How do you think companies should evaluate talent differently?

There may be a coding program or an app that’s only been around for a couple months and it could be incredibly valuable for the role that you’re recruiting for. But if our systems grade positions based on years of experience, that makes it tough to necessarily attract the right person who may have that skill set for that particular application or coding method.

You mentioned the need to nurture the talent you have as well as recruit new talent. Is this a new focus for TA?

We’re spending a lot of time evaluating the balance between what do we do for our current team members to make sure we keep them and support them, and then we’re working hard on the front end to still be aggressive and get our fair share of the talent coming in.

So many times, HR leaders can be too siloed and we’re all so busy that we don’t necessarily integrate ourselves very well. I can tell you that at Wellstar, the leaders of those functions, whether it be TA, learning, or total rewards, we’re together. We’re HR business partners who work together every single week, almost every day. We really share exactly what we’re doing to make sure that we’re connected better. And you know our strategies makes sense downstream or upstream.

Looking to the future, what is a major focus for you right now?

Diversity, equity, and inclusion. Everyone knows how important that is, but I think that that’s going to be critical now and into the future. We have an incredible leader at Wellstar who is going to be building that out even more than what we’ve had in the past. And if you look at our people strategy, DEI is one of the most important things.

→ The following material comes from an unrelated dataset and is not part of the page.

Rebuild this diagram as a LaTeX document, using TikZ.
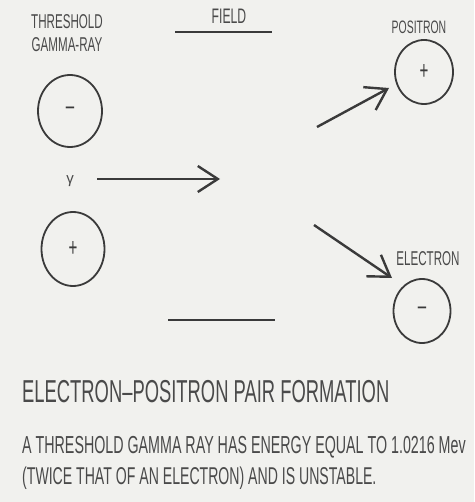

Within that, you’re going to be seeing, especially in early career talent, systems that allow us to hire for talent and train for skill as opposed to what I described.  I’m very excited about that because I think that’s another one of the things that’s going to come out of this pandemic.

Finally, what lessons have you learned over these last few years?

I honestly think well-being.  For me personally, I was traveling every couple of weeks before March of 2020 and then all of a sudden it stopped. All of a sudden, I was in a basement working from home, long hours for periods of time, not even getting outside. That was nothing compared to what people went through who were either caregivers or people who got sick.

I can’t imagine this isn’t going to be a period of our lives where we all look back and say, you know, perhaps my perspective changed a little bit. And I tell my teams all the time, guys, it’s just recruitment. Let’s not treat it like it’s life and death. What we do may be complicated, but it’s not hard if that makes sense. I get that there’s navigation that has to happen. But at the end of the day, we’ve got to take care of ourselves.

I’m excited to think ahead when hopefully the surges are over, and we can settle into whatever the new norm is and we can thrive. We’ve got to put the joy and the fun back into talent acquisition. We all got into it because at one point it was fun, and we got joy out of it. I don’t know that I can say it’s been fun the last couple of years for a lot of us, but I know that it can be again. So finding that joy is one of my biggest goals.